Let $\Omega = \{HH, HT, TH, TT\}$ represent the possible sequence of outcomes from tossing a coin twice. It seems common to say, "Let $P(H) = p$, where $P(H)$ is the probability of getting a heads on either toss. Then, since these are independent events, $P(HH) = p^2$."
However, the event $\{H\}$ is not measurable, so setting $P(H)$ is nonsense. We also can't immediately say, "Getting a heads on the first toss and a heads on the second toss are independent," because we would need something like $P(H_1 \cap H_2) = P(H_1)P(H_2)$, where $H_1, H_2$ are a heads on the first and second tosses, respectively. But, again we don't such events.
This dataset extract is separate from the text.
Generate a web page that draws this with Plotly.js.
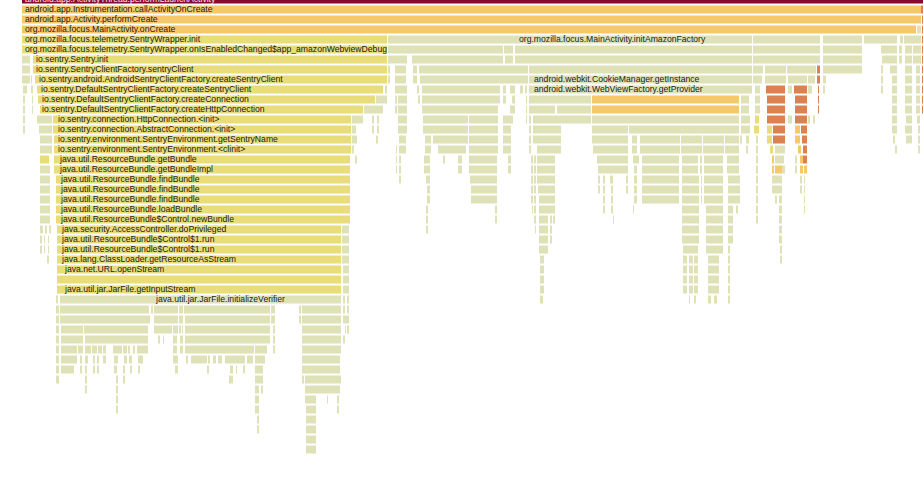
<!DOCTYPE html>
<html><head><meta charset="utf-8">
<script src="https://cdn.plot.ly/plotly-3.0.1.min.js"></script>
<style>html,body{margin:0;padding:0;background:#fff}#chart{width:923px;height:493px}</style>
</head><body><div id="chart"></div>
<script>
// Flame graph frames: [depth, startSample, endSample]
const rootFrames = [[0,22,923]];
const hotFrames = [[1,22,921],[2,22,921],[3,22,916],[10,592,739],[11,592,739],
  [13,795,800],[14,795,800],[15,798,801],[16,772,774],[16,800,803],[17,772,774],[17,775,782],[17,800,803],[17,804,807]];
const warmFrames = [[1,921,923],[2,922,923],[3,922,923],[4,922,923],[5,922,923],[6,922,923],[7,922,923],[8,922,923],[9,922,923],[10,922,923],[11,922,923],
  [7,817,820],[8,817,820],[9,766,785],[9,794,807],[9,818,819],[10,767,785],[10,795,807],[10,818,819],
  [11,767,785],[11,795,807],[11,818,819],[12,767,785],[12,795,807],[13,773,785],[13,801,807],[14,773,785],[14,802,807],[15,803,807],[16,803,807]];
const sentryFrames = [[4,22,387],[5,22,387],[6,33,387],[7,33,387],[8,35,387],[9,37,383],[10,38,375],[11,40,363],
  [12,53,351],[13,53,351],[14,54,351],[15,54,351],[16,40,49],[16,54,350],[17,54,350],[18,56,350],[19,56,350],[20,56,350],
  [21,56,350],[22,56,350],[23,57,341],[24,57,341],[25,57,341],[26,57,341],[27,57,341],[28,57,341],[29,57,341],
  [12,755,759],[13,754,759],[13,767,772],[14,767,772],[15,770,773]];
const coldFrames = [
  [3,917,921],
  [4,388,752],[4,753,820],[4,823,862],[4,864,897],[4,900,903],[4,904,921],
  [5,388,503],[5,504,513],[5,515,752],[5,753,820],[5,823,862],[5,881,897],[5,899,902],[5,905,912],[5,913,921],
  [6,22,30],[6,388,407],[6,412,503],[6,505,513],[6,515,752],[6,753,820],[6,823,862],[6,882,897],[6,899,902],[6,905,912],[6,913,921],
  [7,22,30],[7,388,390],[7,395,406],[7,413,417],[7,419,528],[7,529,752],[7,753,763],[7,765,786],[7,787,816],[7,823,862],[7,881,883],[7,890,897],[7,905,912],[7,916,920],
  [8,22,30],[8,31,32],[8,388,390],[8,395,406],[8,413,417],[8,420,528],[8,529,752],[8,753,762],[8,765,786],[8,788,807],[8,808,815],[8,823,826],[8,881,883],[8,892,897],[8,905,912],[8,916,920],
  [9,23,27],[9,31,33],[9,385,387],[9,395,407],[9,417,419],[9,422,500],[9,503,506],[9,510,515],[9,520,523],[9,525,527],[9,529,752],[9,755,760],[9,788,792],[9,808,812],[9,823,825],[9,881,883],[9,892,897],[9,905,912],[9,916,920],
  [10,23,25],[10,32,33],[10,376,387],[10,395,397],[10,398,407],[10,418,420],[10,422,500],[10,503,506],[10,512,515],[10,526,527],[10,529,591],[10,741,749],[10,755,760],[10,892,897],[10,905,912],[10,916,920],
  [11,23,25],[11,32,33],[11,364,383],[11,395,397],[11,398,407],[11,422,498],[11,510,515],[11,526,527],[11,529,555],[11,557,591],[11,741,749],[11,755,760],[11,892,897],[11,905,912],[11,916,920],
  [12,23,25],[12,37,52],[12,352,363],[12,372,374],[12,377,379],[12,398,407],[12,423,468],[12,469,498],[12,503,513],[12,526,527],[12,529,531],[12,533,591],[12,592,739],[12,741,750],[12,788,792],[12,808,810],[12,813,815],[12,892,897],[12,906,912],[12,917,920],
  [13,23,25],[13,39,52],[13,352,356],[13,372,374],[13,377,379],[13,398,407],[13,423,468],[13,469,498],[13,503,511],[13,529,531],[13,533,561],[13,592,628],[13,629,739],[13,741,750],[13,892,897],[13,905,912],[13,918,920],
  [14,40,52],[14,352,357],[14,376,378],[14,399,406],[14,425,431],[14,433,468],[14,469,498],[14,503,511],[14,529,531],[14,533,561],[14,592,628],[14,632,637],[14,640,680],[14,681,702],[14,703,724],[14,725,739],[14,740,742],[14,746,749],[14,756,758],[14,893,895],[14,906,912],[14,918,920],
  [15,40,52],[15,352,354],[15,396,397],[15,399,406],[15,425,431],[15,438,466],[15,469,498],[15,503,511],[15,529,531],[15,537,561],[15,593,628],[15,632,637],[15,640,680],[15,681,702],[15,703,724],[15,725,739],[15,746,748],[15,756,758],[15,775,785],[15,895,897],[15,918,920],
  [16,355,357],[16,396,397],[16,399,401],[16,424,430],[16,443,445],[16,458,462],[16,469,497],[16,508,511],[16,531,533],[16,534,536],[16,537,555],[16,597,628],[16,633,639],[16,642,679],[16,682,698],[16,700,702],[16,704,723],[16,727,739],[16,756,758],[16,775,784],[16,795,797],
  [17,40,50],[17,396,397],[17,399,401],[17,424,430],[17,458,462],[17,469,497],[17,508,511],[17,531,533],[17,534,536],[17,537,555],[17,598,628],[17,634,637],[17,642,679],[17,682,698],[17,700,702],[17,704,723],[17,727,739],[17,756,758],[17,782,785],[17,795,797],
  [18,40,50],[18,399,401],[18,426,430],[18,470,497],[18,531,533],[18,534,536],[18,537,555],[18,598,600],[18,603,605],[18,610,613],[18,626,628],[18,634,637],[18,642,679],[18,682,699],[18,701,702],[18,704,723],[18,728,740],[18,756,758],[18,772,782],[18,800,802],[18,804,805],
  [19,40,50],[19,427,430],[19,471,497],[19,531,533],[19,534,536],[19,538,555],[19,598,600],[19,603,605],[19,611,613],[19,626,628],[19,634,637],[19,642,679],[19,682,699],[19,701,702],[19,704,723],[19,728,740],[19,756,758],[19,772,782],[19,800,802],[19,804,805],
  [20,40,50],[20,427,430],[20,471,497],[20,531,533],[20,534,536],[20,539,555],[20,603,605],[20,611,613],[20,634,637],[20,642,679],[20,682,699],[20,701,702],[20,704,723],[20,728,740],[20,756,758],[20,775,777],[20,779,782],[20,804,805],
  [21,40,50],[21,426,428],[21,495,497],[21,532,533],[21,534,536],[21,539,555],[21,603,605],[21,611,613],[21,633,634],[21,682,699],[21,706,723],[21,728,733],[21,736,738],[21,756,758],[21,779,782],[21,804,805],
  [22,40,50],[22,426,428],[22,495,497],[22,534,536],[22,539,548],[22,550,552],[22,553,555],[22,613,614],[22,682,699],[22,706,723],[22,728,733],[22,756,758],[22,779,782],
  [23,40,43],[23,45,47],[23,49,51],[23,342,349],[23,426,428],[23,535,536],[23,539,548],[23,550,552],[23,682,699],[23,706,723],[23,728,733],[23,779,782],
  [24,40,42],[24,44,45],[24,48,49],[24,342,349],[24,539,548],[24,550,552],[24,682,699],[24,706,723],[24,728,733],[24,779,782],
  [25,40,42],[25,44,45],[25,48,49],[25,342,349],[25,539,548],[25,683,698],[25,706,723],[25,728,730],[25,780,782],
  [26,47,49],[26,342,349],[26,540,544],[26,683,687],[26,689,693],[26,694,698],[26,708,719],[26,728,730],[26,780,782],
  [27,343,349],[27,540,544],[27,683,687],[27,689,693],[27,694,698],[27,708,719],[27,728,730],
  [28,343,349],[28,540,544],[28,683,687],[28,689,693],[28,694,698],[28,708,719],[28,728,730],
  [29,343,349],[29,540,544],[29,683,687],[29,689,693],[29,694,698],[29,708,719],[29,728,730],
  [30,56,58],[30,60,341],[30,343,345],[30,347,349],[30,540,543],[30,689,690],[30,694,696],[30,708,711],[30,714,717],[30,728,730],
  [31,56,59],[31,60,149],[31,151,153],[31,154,178],[31,179,183],[31,184,270],[31,271,275],[31,299,301],[31,302,341],[31,343,345],[31,347,349],
  [32,56,59],[32,60,150],[32,154,178],[32,179,183],[32,185,270],[32,271,275],[32,299,301],[32,302,341],[32,343,349],
  [33,56,59],[33,61,83],[33,84,148],[33,154,172],[33,173,178],[33,179,181],[33,182,183],[33,185,270],[33,273,275],[33,302,341],[33,345,346],[33,347,349],
  [34,56,59],[34,61,83],[34,85,148],[34,158,160],[34,163,164],[34,173,177],[34,180,183],[34,185,270],[34,273,275],[34,302,341],[34,343,345],
  [35,56,59],[35,61,77],[35,78,83],[35,85,91],[35,92,97],[35,98,102],[35,103,106],[35,113,122],[35,123,127],[35,128,130],[35,133,135],[35,137,148],[35,173,177],[35,180,183],[35,185,254],[35,255,267],[35,273,275],[35,302,341],
  [36,56,59],[36,61,77],[36,80,82],[36,85,88],[36,93,95],[36,97,99],[36,103,106],[36,114,118],[36,124,127],[36,129,132],[36,138,143],[36,173,178],[36,186,188],[36,191,207],[36,208,210],[36,213,216],[36,218,222],[36,225,245],[36,247,253],[36,255,265],[36,302,340],
  [37,56,59],[37,61,74],[37,80,82],[37,85,87],[37,93,95],[37,97,99],[37,114,117],[37,123,125],[37,130,132],[37,138,140],[37,175,178],[37,207,209],[37,230,233],[37,236,237],[37,243,245],[37,255,263],[37,302,340],
  [38,56,59],[38,85,87],[38,116,118],[38,123,125],[38,229,233],[38,255,263],[38,302,304],[38,305,341],
  [39,85,87],[39,116,118],[39,255,259],[39,261,263],[39,305,340],
  [40,116,118],[40,255,259],[40,305,316],[40,327,328],[40,337,339],
  [41,116,118],[41,255,259],[41,306,316],[41,337,339],
  [42,257,259],[42,306,316],
  [43,257,259],[43,306,316],
  [44,306,316],
  [45,306,316]
];
// Frame labels: [depth, labelStart, function name]
const frameLabels = [
  [0,25,'android.app.ActivityThread.performLaunchActivity'],
  [1,25,'android.app.Instrumentation.callActivityOnCreate'],
  [2,25,'android.app.Activity.performCreate'],
  [3,25,'org.mozilla.focus.MainActivity.onCreate'],
  [4,25,'org.mozilla.focus.telemetry.SentryWrapper.init'],
  [4,519,'org.mozilla.focus.MainActivity.initAmazonFactory'],
  [5,25,'org.mozilla.focus.telemetry.SentryWrapper.onIsEnabledChanged$app_amazonWebviewDebug'],
  [6,36,'io.sentry.Sentry.init'],
  [7,36,'io.sentry.SentryClientFactory.sentryClient'],
  [8,39,'io.sentry.android.AndroidSentryClientFactory.createSentryClient'],
  [8,534,'android.webkit.CookieManager.getInstance'],
  [9,41,'io.sentry.DefaultSentryClientFactory.createSentryClient'],
  [9,534,'android.webkit.WebViewFactory.getProvider'],
  [10,42,'io.sentry.DefaultSentryClientFactory.createConnection'],
  [11,42,'io.sentry.DefaultSentryClientFactory.createHttpConnection'],
  [12,58,'io.sentry.connection.HttpConnection.<init>'],
  [13,58,'io.sentry.connection.AbstractConnection.<init>'],
  [14,58,'io.sentry.environment.SentryEnvironment.getSentryName'],
  [15,58,'io.sentry.environment.SentryEnvironment.<clinit>'],
  [16,59,'java.util.ResourceBundle.getBundle'],
  [17,59,'java.util.ResourceBundle.getBundleImpl'],
  [18,60,'java.util.ResourceBundle.findBundle'],
  [19,60,'java.util.ResourceBundle.findBundle'],
  [20,60,'java.util.ResourceBundle.findBundle'],
  [21,60,'java.util.ResourceBundle.loadBundle'],
  [22,60,'java.util.ResourceBundle$Control.newBundle'],
  [23,61,'java.security.AccessController.doPrivileged'],
  [24,61,'java.util.ResourceBundle$Control$1.run'],
  [25,61,'java.util.ResourceBundle$Control$1.run'],
  [26,61,'java.lang.ClassLoader.getResourceAsStream'],
  [27,64,'java.net.URL.openStream'],
  [29,64,'java.util.jar.JarFile.getInputStream'],
  [30,155,'java.util.jar.JarFile.initializeVerifier']
];

function esc(s){return s.replace(/&/g,'&amp;').replace(/</g,'&lt;').replace(/>/g,'&gt;');}
function barTrace(frames, color){
  return {type:'bar', orientation:'h',
    y: frames.map(f=>f[0]), base: frames.map(f=>f[1]), x: frames.map(f=>f[2]-f[1]),
    width: 0.8, marker:{color:color, line:{width:0}}, hoverinfo:'skip', showlegend:false};
}
const traces = [
  barTrace(coldFrames,'#dfe2b7'),
  barTrace(sentryFrames,'#e8dc7b'),
  barTrace(hotFrames,'#f5c96b'),
  barTrace(warmFrames,'#dc8150'),
  barTrace(rootFrames,'#870a33')
];
const annotations = frameLabels.map(l => ({
  x: l[1], y: l[0] === 0 ? 0.06 : l[0], xref:'x', yref:'y', text: esc(l[2]), showarrow:false,
  xanchor:'left', yanchor:'middle', xshift:-2.5, yshift: l[0] === 0 ? 1.1 : 0.5,
  font:{family:'Liberation Sans, Arial, sans-serif', size:8.65, color: l[0]===0 ? '#f4e4ea' : '#222222'}
}));
const layout = {
  width:923, height:493, margin:{l:0,r:0,t:0,b:0},
  paper_bgcolor:'#ffffff', plot_bgcolor:'#ffffff',
  barmode:'overlay', showlegend:false,
  xaxis:{range:[0,923], visible:false, fixedrange:true},
  yaxis:{range:[49.35,0.05], visible:false, fixedrange:true},
  annotations: annotations
};
Plotly.newPlot('chart', traces, layout, {staticPlot:true, displayModeBar:false});
</script>
</body></html>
It seems the rigorous way to go about this would be to first assign probabilities to events in such a way that they end up being independent, say,
$$
P(HH) = p^2, \quad P(HT) = p(1-p), \quad P(TH) = (1-p)p,\quad P(TT) = (1-p)^2.
$$
Then, letting
$$A = \{H \text{ on first toss}\} = \{HH, HT\}, \\
B = \{H \text{ on second toss}\} = \{HH, TH\},
$$
the event we are interested in is $\{HH\} = \{A \cap B\}$. So,
$$
P(A \cap B) = P(\{HH\}) = p^2, \qquad P(A)P(B) = (p^2 + p(1-p))(p^2 + (1-p)p) = p^2,
$$
and indeed, getting a heads on the first toss is independent of getting a heads on the second toss.
I am just confused since we seem to be working backwards from "intuitive" probability. Intuitively, I know what is meant by, "$P(H) = p$, and independence implies $P(HH) = p^2$," but once I lay it out rigorously this doesn't work. Instead, it seems like we have to assign probabilities very carefully to the sequences of tosses so that the tosses end up being independent, rather than assuming they are independent from the beginning and start computing probabilities right away. Have I overlooked something, or is my construction above really the right way to do it?
Best Answer
You do have events $H_1$ and $H_2$, namely, they are the events you labeled $A$ and $B$: \begin{align} H_1 & = \{ HH, HT \}, \\ H_2 & = \{ HH, TH \}. \\ \end{align}
In general, if $HH$, $HT$, $TH$, and $TT$ are simply the labels of events in some arbitrary probability space $\Omega$, these events might or might not be independent. The sum of their probabilities merely needs to be $1$.
We do usually suppose, however, that a good model of two successive tosses of the same coin would be a probability space for which $P(H_1) = P(H_2)$ and for which $H_1$ and $H_2$ are independent. The fact that $P(HH) = P(H_1 \cap H_2) = P(H_1)P(H_2) = (P(H_1))^2$ follows immediately. Let $P(H_1) = p$ as a more convenient way of writing $P(H_1)$, and then $P(HH) = p^2$, $P(HT) = p(1-p)$, and so forth by simple algebra.